Hmm, this is unfortunately confusing. Right now, all rest-utils gives you control over for the listening socket is the port. MetricsSelectChannelConnector, doesn't set the hostname. So host.name
in schema-regstry (and kafka-rest) is more like advertised.host.name
. The docs in kafka-rest have this:
The host name used to generate absolute URLs in responses. If empty, the default canonical hostname is used
which is application-specific, but perhaps a bit clearer about the fact that the intent is to control the hostname used anywhere we need to provide some other host a hostname they will be able to reach us at.
So right now, the second half of your suggestion would make sense. I think if we wanted to have the first half, we'd have to patch rest-utils to provide that functionality, then introduce the two different options just as Kafka has. That said, I'm not sure how frequently people actually use Kafka's host.name
setting and whether it makes sense to support the same in schema-registry and kafka-rest.
That said, I'm not sure how frequently people actually use Kafka's host.name setting and whether it makes sense to support the same in schema-registry and kafka-rest.
I can only speak for us but we do use Kafka's host.name
for brokers, which are multi-NIC machines. Our reason for setting host.name
is that not setting the parameter (= default) will cause Kafka to listen on 0.0.0.0:<port>
(which is ok) but Kafka will only register one of the broker's many hostnames/IPs with ZK, and the one picked may be the wrong one (this is the bad part). We also used advertised.host.name
for a short time in the past, but the reason has escaped my memory.

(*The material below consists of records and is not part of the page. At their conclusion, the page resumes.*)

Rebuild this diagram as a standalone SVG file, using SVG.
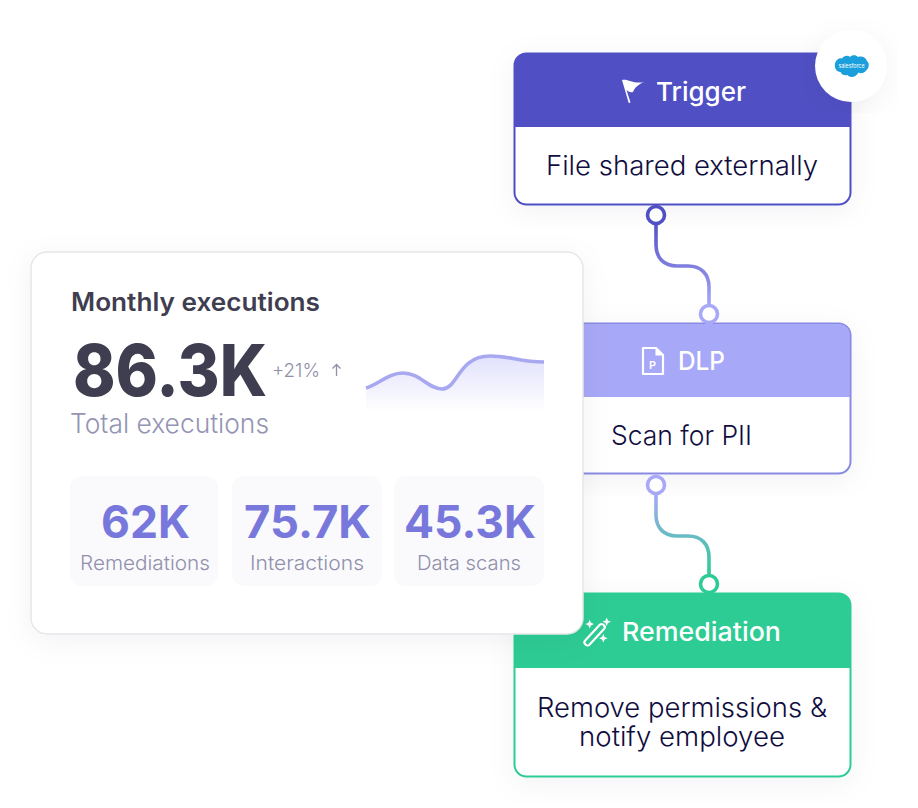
<svg xmlns="http://www.w3.org/2000/svg" width="918" height="808" viewBox="0 0 918 808">
<style>
text{font-family:"Inter","Noto Sans","Liberation Sans",sans-serif}
.head{font-size:26px;font-weight:500;fill:#fff}
.body{font-size:27px;font-weight:350;fill:#100d40}
.num{font-size:45px;font-weight:700;fill:#7878dc;text-anchor:middle}
.lab{font-size:20px;font-weight:350;fill:#9090ac}
.tile{fill:#fafafc}
.ico{fill:none;stroke:#fff;stroke-width:2.2;stroke-linejoin:round;stroke-linecap:round}
.dot{fill:#fff;stroke-width:3.6}
.link{fill:none;stroke-width:3.6}
</style>
<defs>
<filter id="soft" x="-15%" y="-15%" width="130%" height="130%"><feDropShadow dx="0" dy="6" stdDeviation="14" flood-color="#1a1a50" flood-opacity="0.05"/></filter>
<linearGradient id="g1" gradientUnits="userSpaceOnUse" x1="0" y1="222" x2="0" y2="306"><stop offset="0" stop-color="#5050c4"/><stop offset="1" stop-color="#a8a8f8"/></linearGradient>
<linearGradient id="g2" gradientUnits="userSpaceOnUse" x1="0" y1="492" x2="0" y2="576"><stop offset="0" stop-color="#a8a8f8"/><stop offset="1" stop-color="#2dcc94"/></linearGradient>
<linearGradient id="area" x1="0" y1="0" x2="0" y2="1"><stop offset="0" stop-color="#a8a8f8" stop-opacity="0.34"/><stop offset="1" stop-color="#a8a8f8" stop-opacity="0"/></linearGradient>
</defs>
<rect width="918" height="808" fill="#fff"/>

<g id="node-trigger">
<rect x="514.500" y="53.500" width="336" height="151" rx="12" fill="#fff" stroke="#5050c4" stroke-width="2" filter="url(#soft)"/>
<path d="M514 127V65a12 12 0 0 1 12-12H839a12 12 0 0 1 12 12V127Z" fill="#5050c4"/>
<path d="M622 80C628 78.500 634 84.500 644.500 82C638.500 84 634.500 88 633 92C630 93 628 91 626.500 90L630.500 102.500L628.700 103L622 80Z" fill="#fff"/>
<text class="head" x="656" y="101" textLength="90" lengthAdjust="spacingAndGlyphs">Trigger</text>
<text class="body" x="546" y="175" textLength="272" lengthAdjust="spacingAndGlyphs">File shared externally</text>
</g>

<g id="node-dlp">
<rect x="514.500" y="323.500" width="336" height="150" rx="12" fill="#fff" stroke="#8a8ae4" stroke-width="2" filter="url(#soft)"/>
<path d="M514 397V335a12 12 0 0 1 12-12H839a12 12 0 0 1 12 12V397Z" fill="#a8a8f8"/>
<path d="M523 323.500H839a11.500 11.500 0 0 1 11.500 11.500V397" fill="none" stroke="#8a8ae4" stroke-width="1.200"/>
<path class="ico" d="M643 348H656L663 355V374H643Z"/>
<path d="M655.500 348V355.500H663Z" fill="#fff"/>
<text x="649" y="369" font-size="11" font-weight="600" fill="#fff">P</text>
<text class="head" x="678" y="370" textLength="47" lengthAdjust="spacingAndGlyphs">DLP</text>
<text class="body" x="611" y="445" textLength="141" lengthAdjust="spacingAndGlyphs">Scan for PII</text>
</g>

<g id="node-remediation">
<rect x="514.500" y="593.500" width="336" height="183" rx="12" fill="#fff" stroke="#2dcc94" stroke-width="2" filter="url(#soft)"/>
<path d="M514 668V605a12 12 0 0 1 12-12H839a12 12 0 0 1 12 12V668Z" fill="#2dcc94"/>
<path class="ico" d="M585.200 640.500L599.800 624.800C600.800 623.800 602.400 623.800 603.400 624.800L604 625.400C605 626.400 605 628 604 629L589.400 644.700C588.400 645.700 586.800 645.700 585.800 644.700L585.200 644.100C584.200 643.100 584.200 641.500 585.200 640.500Z" stroke-width="1.800"/>
<path d="M589.700 619.800l1.300 3 3 1.300-3 1.300-1.300 3-1.300-3-3-1.300 3-1.300ZM606.700 617.500l1.200 3 3 1.200-3 1.200-1.200 3-1.200-3-3-1.200 3-1.200ZM603.300 634l1.300 3 3 1.300-3 1.300-1.300 3-1.300-3-3-1.300 3-1.300Z" fill="#fff"/>
<text class="head" x="622" y="641" textLength="159" lengthAdjust="spacingAndGlyphs">Remediation</text>
<text class="body" x="537" y="717" textLength="290" lengthAdjust="spacingAndGlyphs">Remove permissions &amp;</text>
<text class="body" x="579" y="746" textLength="206" lengthAdjust="spacingAndGlyphs">notify employee</text>
</g>

<g id="connectors">
<path class="link" stroke="url(#g1)" d="M656 224V245C656 258 664 266 677 266H688C701 266 709 274 709 287V305"/>
<circle class="dot" cx="656" cy="215" r="8.500" stroke="#5050c4"/>
<circle class="dot" cx="709" cy="314" r="8.500" stroke="#a8a8f8"/>
<path class="link" stroke="url(#g2)" d="M656 494V515C656 528 664 536 677 536H688C701 536 709 544 709 557V575"/>
<circle class="dot" cx="656" cy="485" r="8.500" stroke="#a8a8f8"/>
<circle class="dot" cx="709" cy="584" r="8.500" stroke="#2dcc94"/>
</g>

<g id="badge-salesforce">
<circle cx="851" cy="66" r="36" fill="#fff" filter="url(#soft)"/>
<path d="M842 58.500C844 55.500 848 55 850 57C852 54.500 856 54.500 858 57C862 55.500 866 57.500 867 61C869.500 63 869.500 68 866 70.500C864.500 73 860.500 74 858.500 72.500C856.500 77 850 78.500 847.500 75C844.500 76 841.500 74.500 840.500 72C836.500 72 834 67.500 835 64C835.500 60.500 839 57.500 842 58.500Z" fill="#1a9fdc"/>
<text x="851.500" y="68" font-size="5.500" fill="#fff" text-anchor="middle" textLength="26" lengthAdjust="spacingAndGlyphs">salesforce</text>
</g>

<g id="card-monthly">
<rect x="31" y="252" width="552" height="382" rx="16" fill="#fff" stroke="#e6e6e8" stroke-width="1.500" filter="url(#soft)"/>
<text x="71" y="311" font-size="25" font-weight="600" fill="#3f3e50" textLength="249" lengthAdjust="spacingAndGlyphs">Monthly executions</text>
<text x="73" y="396" font-size="72" font-weight="800" fill="#3f3e50" textLength="194" lengthAdjust="spacingAndGlyphs">86.3K</text>
<text x="272" y="377" font-size="19" font-weight="300" fill="#9090a8" textLength="48" lengthAdjust="spacingAndGlyphs">+21%</text>
<path d="M336.500 376V364.500M332.500 368.500L336.500 364.500L340.500 368.500" fill="none" stroke="#9090a8" stroke-width="1.300"/>
<text x="70" y="433" font-size="27" font-weight="300" fill="#9494b4" textLength="199" lengthAdjust="spacingAndGlyphs">Total executions</text>
<path d="M366 388C378 385 388 373 403 373C420 373 428 389 442 389C458 389 458 356 490 356C510 356 520 362 544 362V412H366Z" fill="url(#area)"/>
<path d="M366 388C378 385 388 373 403 373C420 373 428 389 442 389C458 389 458 356 490 356C510 356 520 362 544 362" fill="none" stroke="#a8a8f0" stroke-width="3.600"/>
<rect class="tile" x="70" y="476" width="148" height="110" rx="12"/>
<rect class="tile" x="232" y="476" width="150" height="110" rx="12"/>
<rect class="tile" x="394" y="476" width="150" height="110" rx="12"/>
<text class="num" x="145.500" y="538" textLength="89" lengthAdjust="spacingAndGlyphs">62K</text>
<text class="num" x="307.500" y="538" textLength="127" lengthAdjust="spacingAndGlyphs">75.7K</text>
<text class="num" x="470" y="538" textLength="132" lengthAdjust="spacingAndGlyphs">45.3K</text>
<text class="lab" x="80" y="570" textLength="130" lengthAdjust="spacingAndGlyphs">Remediations</text>
<text class="lab" x="250" y="570" textLength="114" lengthAdjust="spacingAndGlyphs">Interactions</text>
<text class="lab" x="417" y="570" textLength="104" lengthAdjust="spacingAndGlyphs">Data scans</text>
</g>
</svg>
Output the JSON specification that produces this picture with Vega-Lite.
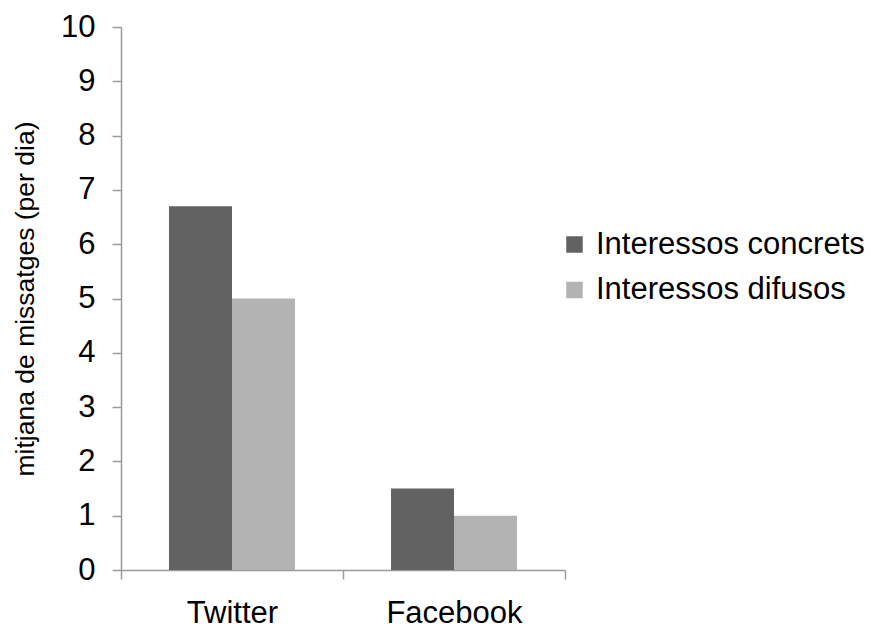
{
  "$schema": "https://vega.github.io/schema/vega-lite/v6.json",
  "width": 444,
  "height": 543,
  "autosize": {"type": "none"},
  "padding": {"left": 121, "top": 27, "right": 306, "bottom": 59},
  "background": "white",
  "config": {
    "font": "Liberation Sans",
    "view": {"stroke": null},
    "axis": {"grid": false, "domainColor": "#9a9a9a", "tickColor": "#9a9a9a", "domainWidth": 1.5, "tickWidth": 1.5, "labelColor": "black", "titleColor": "black", "labelFont": "Liberation Sans", "titleFont": "Liberation Sans"}
  },
  "data": {
    "values": [
      {"xarxa": "Twitter", "grup": "Interessos concrets", "mitjana": 6.7},
      {"xarxa": "Twitter", "grup": "Interessos difusos", "mitjana": 5.0},
      {"xarxa": "Facebook", "grup": "Interessos concrets", "mitjana": 1.5},
      {"xarxa": "Facebook", "grup": "Interessos difusos", "mitjana": 1.0}
    ]
  },
  "mark": {"type": "bar"},
  "encoding": {
    "x": {
      "field": "xarxa",
      "type": "nominal",
      "sort": ["Twitter", "Facebook"],
      "scale": {"paddingInner": 0, "paddingOuter": 0},
      "axis": {
        "title": null,
        "labelAngle": 0,
        "labelFontSize": 31,
        "labelPadding": 19,
        "tickSize": 9,
        "tickBand": "extent"
      }
    },
    "xOffset": {
      "field": "grup",
      "type": "nominal",
      "scale": {"paddingInner": 0, "paddingOuter": 0.762}
    },
    "y": {
      "field": "mitjana",
      "type": "quantitative",
      "scale": {"domain": [0, 10], "nice": false},
      "axis": {
        "title": "mitjana de missatges (per dia)",
        "titleFontSize": 26.5,
        "titleFontWeight": "normal",
        "titlePadding": 21,
        "values": [0, 1, 2, 3, 4, 5, 6, 7, 8, 9, 10],
        "labelFontSize": 31,
        "labelPadding": 17,
        "tickSize": 9
      }
    },
    "color": {
      "field": "grup",
      "type": "nominal",
      "scale": {"domain": ["Interessos concrets", "Interessos difusos"], "range": ["#626262", "#b3b3b3"]},
      "legend": {
        "title": null,
        "orient": "none",
        "legendX": 438,
        "legendY": 202,
        "symbolType": "square",
        "symbolSize": 272,
        "symbolStrokeWidth": 0,
        "symbolOpacity": 1,
        "labelFontSize": 31,
        "labelColor": "black",
        "labelOffset": 6,
        "rowPadding": 13.5,
        "labelLimit": 400
      }
    }
  }
}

If I were to summarize I think there are three things that users may or may not need to control:
- The hostname/IP on which the process listens.
- The hostname that gets registered with ZK (AFAIK in Kafka this is coupled with (1) with no separate control).
- The hostname used to generate e.g. absolute URLs in responses (as is the case in kafka-rest).
I think the reasons, if any, for decoupling some of the three in schema-registry would be similar to the reasons behind decoupling them for a Kafka broker (via host.name
and advertised.host.name
).
Not sure whether this feedback is of any help!
Hmm, this is unfortunately confusing. Right now, all rest-utils gives you control over for the listening socket is the port. MetricsSelectChannelConnector, doesn't set the hostname. So host.name in schema-regstry (and kafka-rest) is more like
advertised.host.name
.
Ah, so you mean schema-registry will always listen on all interfaces (0.0.0.0
) -- with only the port being configurable -- and the only effect of host.name
is to control the hostname -- out of possibly many for a machine -- will be advertised in ZK and will be handed out to clients in absolute URLs?
Right, that's the current state. If we can figure out a path to making all of those things configurable separately, that would be great.